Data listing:

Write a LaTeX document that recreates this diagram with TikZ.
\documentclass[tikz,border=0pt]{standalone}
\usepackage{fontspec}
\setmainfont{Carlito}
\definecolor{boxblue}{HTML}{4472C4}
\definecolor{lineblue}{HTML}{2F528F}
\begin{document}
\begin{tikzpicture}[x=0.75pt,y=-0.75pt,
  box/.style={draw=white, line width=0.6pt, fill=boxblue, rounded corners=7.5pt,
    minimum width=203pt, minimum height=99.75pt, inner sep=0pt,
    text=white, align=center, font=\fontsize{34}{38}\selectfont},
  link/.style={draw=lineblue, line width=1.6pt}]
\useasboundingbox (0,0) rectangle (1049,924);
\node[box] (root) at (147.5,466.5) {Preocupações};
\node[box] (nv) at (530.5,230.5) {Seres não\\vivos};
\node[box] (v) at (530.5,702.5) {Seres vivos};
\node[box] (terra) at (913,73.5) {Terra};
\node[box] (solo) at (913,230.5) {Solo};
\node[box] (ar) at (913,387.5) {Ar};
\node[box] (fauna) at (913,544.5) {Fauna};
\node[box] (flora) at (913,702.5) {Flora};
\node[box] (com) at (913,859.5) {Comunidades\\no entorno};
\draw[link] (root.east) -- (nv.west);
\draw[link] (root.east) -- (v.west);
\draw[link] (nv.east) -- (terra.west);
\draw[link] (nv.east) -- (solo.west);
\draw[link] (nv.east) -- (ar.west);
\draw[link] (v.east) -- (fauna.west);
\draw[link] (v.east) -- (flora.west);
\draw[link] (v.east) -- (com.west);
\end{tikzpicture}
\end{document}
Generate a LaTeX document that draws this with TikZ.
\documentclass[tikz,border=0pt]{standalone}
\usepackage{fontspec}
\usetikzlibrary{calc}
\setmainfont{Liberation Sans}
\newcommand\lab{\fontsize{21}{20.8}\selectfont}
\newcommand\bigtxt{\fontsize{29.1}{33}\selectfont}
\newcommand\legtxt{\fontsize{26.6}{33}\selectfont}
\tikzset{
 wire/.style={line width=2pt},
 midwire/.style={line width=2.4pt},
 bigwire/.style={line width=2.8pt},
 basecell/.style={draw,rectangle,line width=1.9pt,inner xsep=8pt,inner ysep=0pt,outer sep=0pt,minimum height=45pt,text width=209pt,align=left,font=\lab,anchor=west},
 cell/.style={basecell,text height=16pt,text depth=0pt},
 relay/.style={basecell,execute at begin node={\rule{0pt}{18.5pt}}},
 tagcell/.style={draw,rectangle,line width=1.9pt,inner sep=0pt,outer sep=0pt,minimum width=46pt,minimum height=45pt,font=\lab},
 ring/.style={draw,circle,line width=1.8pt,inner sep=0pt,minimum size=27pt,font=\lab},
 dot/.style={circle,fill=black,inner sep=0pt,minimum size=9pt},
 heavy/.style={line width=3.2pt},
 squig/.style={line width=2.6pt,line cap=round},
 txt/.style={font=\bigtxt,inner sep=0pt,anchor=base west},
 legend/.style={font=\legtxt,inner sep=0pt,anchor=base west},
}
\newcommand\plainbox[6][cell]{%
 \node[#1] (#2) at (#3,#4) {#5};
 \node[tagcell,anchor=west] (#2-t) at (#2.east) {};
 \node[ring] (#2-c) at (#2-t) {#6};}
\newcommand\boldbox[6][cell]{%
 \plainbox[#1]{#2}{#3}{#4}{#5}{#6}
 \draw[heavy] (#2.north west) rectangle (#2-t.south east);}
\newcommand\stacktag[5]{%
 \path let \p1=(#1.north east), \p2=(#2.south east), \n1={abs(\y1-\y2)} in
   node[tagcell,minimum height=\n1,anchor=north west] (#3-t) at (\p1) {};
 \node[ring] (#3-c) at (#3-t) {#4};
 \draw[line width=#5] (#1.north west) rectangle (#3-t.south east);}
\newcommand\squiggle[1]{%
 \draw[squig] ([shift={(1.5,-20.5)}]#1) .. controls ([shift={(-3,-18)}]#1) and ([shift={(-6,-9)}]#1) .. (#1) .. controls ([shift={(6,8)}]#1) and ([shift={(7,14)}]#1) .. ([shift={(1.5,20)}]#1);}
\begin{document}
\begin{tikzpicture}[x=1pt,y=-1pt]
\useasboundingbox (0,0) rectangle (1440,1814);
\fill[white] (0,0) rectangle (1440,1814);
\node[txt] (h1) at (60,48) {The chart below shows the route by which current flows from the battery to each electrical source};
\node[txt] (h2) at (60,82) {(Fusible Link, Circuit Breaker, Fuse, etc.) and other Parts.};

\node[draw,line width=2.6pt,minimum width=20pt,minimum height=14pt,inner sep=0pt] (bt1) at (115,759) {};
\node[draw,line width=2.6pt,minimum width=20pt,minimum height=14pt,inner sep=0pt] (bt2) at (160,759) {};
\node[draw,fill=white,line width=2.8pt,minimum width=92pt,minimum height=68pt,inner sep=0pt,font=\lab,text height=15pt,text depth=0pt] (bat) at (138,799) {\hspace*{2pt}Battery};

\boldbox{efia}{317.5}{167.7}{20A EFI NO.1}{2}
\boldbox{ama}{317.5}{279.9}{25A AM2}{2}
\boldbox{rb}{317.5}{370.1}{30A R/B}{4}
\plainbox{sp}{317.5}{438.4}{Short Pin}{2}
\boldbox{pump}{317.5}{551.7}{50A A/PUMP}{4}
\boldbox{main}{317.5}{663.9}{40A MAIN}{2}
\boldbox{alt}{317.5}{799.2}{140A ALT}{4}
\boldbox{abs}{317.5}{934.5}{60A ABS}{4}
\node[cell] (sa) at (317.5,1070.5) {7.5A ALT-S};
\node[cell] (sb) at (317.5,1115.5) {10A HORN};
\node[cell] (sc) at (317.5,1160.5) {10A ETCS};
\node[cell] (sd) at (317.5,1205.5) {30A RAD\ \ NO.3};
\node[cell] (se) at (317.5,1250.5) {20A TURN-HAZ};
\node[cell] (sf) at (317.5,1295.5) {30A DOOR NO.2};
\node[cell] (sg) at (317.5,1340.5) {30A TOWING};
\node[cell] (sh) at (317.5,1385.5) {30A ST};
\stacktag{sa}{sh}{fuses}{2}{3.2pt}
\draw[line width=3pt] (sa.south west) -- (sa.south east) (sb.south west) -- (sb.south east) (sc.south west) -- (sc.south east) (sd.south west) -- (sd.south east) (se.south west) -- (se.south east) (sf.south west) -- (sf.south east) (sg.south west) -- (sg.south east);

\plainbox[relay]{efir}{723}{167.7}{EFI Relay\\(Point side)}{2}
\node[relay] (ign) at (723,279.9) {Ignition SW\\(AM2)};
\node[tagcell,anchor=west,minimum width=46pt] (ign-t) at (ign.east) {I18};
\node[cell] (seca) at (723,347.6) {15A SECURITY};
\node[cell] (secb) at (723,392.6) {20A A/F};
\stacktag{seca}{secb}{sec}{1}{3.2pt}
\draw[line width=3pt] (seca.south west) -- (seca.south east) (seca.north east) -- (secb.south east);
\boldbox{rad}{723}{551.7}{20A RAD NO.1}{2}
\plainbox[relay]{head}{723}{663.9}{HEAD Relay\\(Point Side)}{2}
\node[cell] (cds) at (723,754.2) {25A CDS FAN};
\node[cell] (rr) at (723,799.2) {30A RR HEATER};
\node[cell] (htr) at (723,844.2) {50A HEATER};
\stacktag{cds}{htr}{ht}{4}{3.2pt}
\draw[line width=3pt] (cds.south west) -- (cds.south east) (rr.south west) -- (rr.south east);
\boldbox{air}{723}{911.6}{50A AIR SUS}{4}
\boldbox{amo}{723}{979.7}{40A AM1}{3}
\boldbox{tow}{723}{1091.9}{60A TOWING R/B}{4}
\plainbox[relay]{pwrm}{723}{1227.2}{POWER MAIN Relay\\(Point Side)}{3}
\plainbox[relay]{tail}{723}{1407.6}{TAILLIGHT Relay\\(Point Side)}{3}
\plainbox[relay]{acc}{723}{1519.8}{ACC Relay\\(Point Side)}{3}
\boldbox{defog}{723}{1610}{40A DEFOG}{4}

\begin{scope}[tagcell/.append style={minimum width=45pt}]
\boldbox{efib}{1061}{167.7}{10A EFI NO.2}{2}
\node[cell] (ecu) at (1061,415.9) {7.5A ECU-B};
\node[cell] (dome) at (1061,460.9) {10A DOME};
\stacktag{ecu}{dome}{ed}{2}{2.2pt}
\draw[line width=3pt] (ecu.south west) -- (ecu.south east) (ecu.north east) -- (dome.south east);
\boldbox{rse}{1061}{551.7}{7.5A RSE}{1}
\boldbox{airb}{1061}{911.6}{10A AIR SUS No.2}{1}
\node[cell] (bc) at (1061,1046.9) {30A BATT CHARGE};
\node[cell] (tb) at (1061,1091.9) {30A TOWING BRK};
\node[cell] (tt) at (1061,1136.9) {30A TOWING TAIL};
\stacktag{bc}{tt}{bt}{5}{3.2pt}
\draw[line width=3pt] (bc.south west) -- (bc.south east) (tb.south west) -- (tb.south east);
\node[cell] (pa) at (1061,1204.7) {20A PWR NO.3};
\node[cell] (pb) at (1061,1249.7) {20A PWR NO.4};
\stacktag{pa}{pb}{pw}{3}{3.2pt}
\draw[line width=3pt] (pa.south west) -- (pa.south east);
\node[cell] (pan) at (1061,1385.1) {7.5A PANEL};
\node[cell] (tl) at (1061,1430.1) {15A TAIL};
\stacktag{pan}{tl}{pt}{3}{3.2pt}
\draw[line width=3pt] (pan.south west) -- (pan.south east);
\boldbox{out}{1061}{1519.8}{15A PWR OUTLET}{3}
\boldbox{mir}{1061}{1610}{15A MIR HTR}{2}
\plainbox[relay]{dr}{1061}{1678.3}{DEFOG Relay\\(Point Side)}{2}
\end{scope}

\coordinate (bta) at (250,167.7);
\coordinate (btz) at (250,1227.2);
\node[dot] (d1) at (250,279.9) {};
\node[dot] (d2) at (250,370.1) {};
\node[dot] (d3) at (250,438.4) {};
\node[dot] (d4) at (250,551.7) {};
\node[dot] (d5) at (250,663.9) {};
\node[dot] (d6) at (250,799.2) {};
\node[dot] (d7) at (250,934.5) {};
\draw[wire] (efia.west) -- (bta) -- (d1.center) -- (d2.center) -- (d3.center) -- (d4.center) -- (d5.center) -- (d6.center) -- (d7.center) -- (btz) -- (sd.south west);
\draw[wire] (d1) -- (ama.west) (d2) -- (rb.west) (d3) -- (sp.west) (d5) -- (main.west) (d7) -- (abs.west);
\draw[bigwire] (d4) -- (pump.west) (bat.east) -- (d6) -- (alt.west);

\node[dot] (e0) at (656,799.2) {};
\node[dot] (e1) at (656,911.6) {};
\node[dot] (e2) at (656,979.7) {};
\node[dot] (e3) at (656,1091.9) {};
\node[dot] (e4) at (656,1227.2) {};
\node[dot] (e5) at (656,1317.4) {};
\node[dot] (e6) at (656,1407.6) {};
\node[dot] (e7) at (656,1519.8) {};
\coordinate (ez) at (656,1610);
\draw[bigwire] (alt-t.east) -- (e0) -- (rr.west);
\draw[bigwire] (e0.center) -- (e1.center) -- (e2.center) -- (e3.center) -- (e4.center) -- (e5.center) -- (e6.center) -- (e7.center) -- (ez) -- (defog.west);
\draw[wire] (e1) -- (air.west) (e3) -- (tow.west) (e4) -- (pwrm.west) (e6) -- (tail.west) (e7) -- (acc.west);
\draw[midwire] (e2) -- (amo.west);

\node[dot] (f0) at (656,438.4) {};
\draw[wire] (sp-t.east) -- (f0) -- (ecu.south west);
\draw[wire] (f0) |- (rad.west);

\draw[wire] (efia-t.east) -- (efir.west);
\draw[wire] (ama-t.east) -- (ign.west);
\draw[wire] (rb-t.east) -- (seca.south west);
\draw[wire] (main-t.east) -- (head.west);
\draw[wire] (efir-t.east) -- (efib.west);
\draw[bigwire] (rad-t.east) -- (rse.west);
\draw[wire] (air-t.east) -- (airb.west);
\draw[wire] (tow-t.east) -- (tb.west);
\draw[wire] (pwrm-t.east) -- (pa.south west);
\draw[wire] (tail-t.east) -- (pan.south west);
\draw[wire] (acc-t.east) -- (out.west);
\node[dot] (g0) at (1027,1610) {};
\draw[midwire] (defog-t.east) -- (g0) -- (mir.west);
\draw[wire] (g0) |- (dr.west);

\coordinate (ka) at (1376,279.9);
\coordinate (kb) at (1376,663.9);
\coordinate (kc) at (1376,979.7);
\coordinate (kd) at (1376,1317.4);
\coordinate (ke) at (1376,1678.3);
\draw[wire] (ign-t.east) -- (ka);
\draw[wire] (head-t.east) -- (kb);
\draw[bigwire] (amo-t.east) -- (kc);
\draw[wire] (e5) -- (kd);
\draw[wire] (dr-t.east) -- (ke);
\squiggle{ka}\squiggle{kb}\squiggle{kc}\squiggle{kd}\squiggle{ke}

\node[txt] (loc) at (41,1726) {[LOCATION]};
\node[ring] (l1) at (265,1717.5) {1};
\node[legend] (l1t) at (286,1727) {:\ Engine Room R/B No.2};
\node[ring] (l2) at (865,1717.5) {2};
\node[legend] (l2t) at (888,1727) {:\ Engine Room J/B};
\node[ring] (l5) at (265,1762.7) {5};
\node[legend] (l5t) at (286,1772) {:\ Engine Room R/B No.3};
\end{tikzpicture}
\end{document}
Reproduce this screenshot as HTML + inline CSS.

● AIM
Search the data above for the string "LaTeX" and copy each line that has it.

● RESPONSE TO THE TASK
Write a LaTeX document that recreates this diagram with TikZ.
Generate a LaTeX document that draws this with TikZ.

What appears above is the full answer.